F Gülen gurubunun ‘öğrenci evleri’kapsamında sempatizan ve yandaş edinme gayretleri İçişleri Bakanlık nezdinde dikkat ile takip edilmelidir.
Yasal olmayan yollar kullanılarak din eğitimi veren bir nevi dini alet ederek yandaş toplama sistemi olan’öğrenci evleri’ uygulamalarına engel olunmalıdır.
Yapılan bağışlar ile usulsüz para hareketleri ve kara para uygulamalarının Maliye Bakanlığı MASAK (Mali Suçlar Araştırma kurulu) aracılığı ile takip edilmesi sağlanmalıdır.
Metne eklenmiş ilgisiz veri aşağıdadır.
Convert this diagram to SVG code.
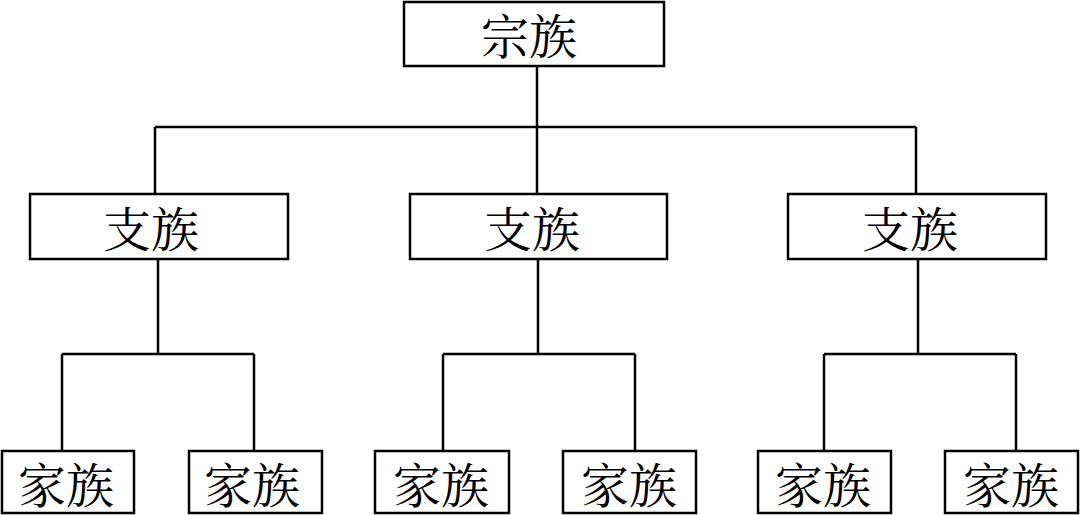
<svg xmlns="http://www.w3.org/2000/svg" width="1080" height="515" viewBox="0 0 1080 515">
<style>
rect{fill:#fff;stroke:#000;stroke-width:2.5}
line{stroke:#000;stroke-width:2.5}
text{font-family:"Noto Serif CJK SC","Noto Sans CJK SC",serif;font-size:48px;text-anchor:middle;dominant-baseline:central;fill:#000}
</style>
<rect width="1080" height="515" style="stroke:none"/>
<g id="connectors">
<line x1="537" y1="66" x2="537" y2="194"/>
<line x1="155" y1="127" x2="916" y2="127"/>
<line x1="155" y1="127" x2="155" y2="194"/>
<line x1="916" y1="127" x2="916" y2="194"/>
<line x1="158" y1="259" x2="158" y2="354"/>
<line x1="62" y1="354" x2="254" y2="354"/>
<line x1="62" y1="354" x2="62" y2="451"/>
<line x1="254" y1="354" x2="254" y2="451"/>
<line x1="538" y1="259" x2="538" y2="354"/>
<line x1="443" y1="354" x2="635" y2="354"/>
<line x1="443" y1="354" x2="443" y2="451"/>
<line x1="635" y1="354" x2="635" y2="451"/>
<line x1="918" y1="259" x2="918" y2="354"/>
<line x1="824" y1="354" x2="1016" y2="354"/>
<line x1="824" y1="354" x2="824" y2="451"/>
<line x1="1016" y1="354" x2="1016" y2="451"/>
</g>
<g id="root"><rect x="404" y="2" width="260" height="64"/><text x="529" y="33">宗族</text></g>
<g id="branch1"><rect x="30" y="194" width="258" height="65"/><text x="151" y="226">支族</text></g>
<g id="branch2"><rect x="410" y="194" width="257" height="65"/><text x="532" y="226">支族</text></g>
<g id="branch3"><rect x="788" y="194" width="258" height="65"/><text x="910" y="226">支族</text></g>
<g id="family1"><rect x="2" y="451" width="132" height="62"/><text x="66" y="482">家族</text></g>
<g id="family2"><rect x="189" y="451" width="133" height="62"/><text x="252" y="482">家族</text></g>
<g id="family3"><rect x="375" y="451" width="134" height="62"/><text x="441" y="482">家族</text></g>
<g id="family4"><rect x="563" y="451" width="133" height="62"/><text x="629" y="482">家族</text></g>
<g id="family5"><rect x="758" y="451" width="133" height="62"/><text x="823" y="482">家族</text></g>
<g id="family6"><rect x="945" y="451" width="133" height="62"/><text x="1011" y="482">家族</text></g>
</svg>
Abdullah Gül’ün Dışişleri sıfatıyla 16 Nisan 2003 de ” ve Gülen Okullarına ve Milli görüşe yardım edilmesi için ” Büyük elçiliklere gönderdiği 3846 ve 3847 sayılı genelgeler geri çekilmelidir.(Bu karar ancak 17 -25 Aralık 2013 den bir yıl sonra 2014 de uygulanmaya başlandı.)
AKP FETÖ’ye Karşı Alınacak Önlemleri Yok Saydı,Uygulamadı
Peki AKP altında imzası olan önlemler için ne yaptı ?
Hiçbir şey .
Bizzat kendi tabirleri ile yok saydılar.
Üstelik bu kararları yoksayarak o günler de sıkı fıkı oldukları FETÖ’yü koruduklarını adeta bir övünç kaynağı anlatıyorlar idi.
Lütfen bu açıklamalara dikkat edin.
Bu açıklamaları yapanlar şimdi hayatı FETÖ ile mücadeleyle geçmiş insanlara FETÖ’cü suçlamasında bulunuyorlar. Böle bir aymazlık pişkinlik tarihte görünmemiştir.
AKP’li yetkililer MGK kararını neden uygulamadıklarına dair söyle diyorlardı;
Yalçın Akdoğan (28 Kasım 2013 ) 2004 deki Hükümet tarafından yok hükmünde kabul etmiş,hiç bir Bakanlarkurulu kararı almamış işlem yapmamıştır.
Tarihe Dikkat Çekiyorum;
17-25 Aralık’tan sayılı günler önce böyle bir açıklama yapabilmişti.
Mehmet ali şahin(30 Kasım 2013) bu kararlar ile ilgili bir tek adım atmadık.
Bülent Arınç (28 Kasım 2013 varsayılan konuların hiçbiri gerçekleşmedi,uygulanmadı.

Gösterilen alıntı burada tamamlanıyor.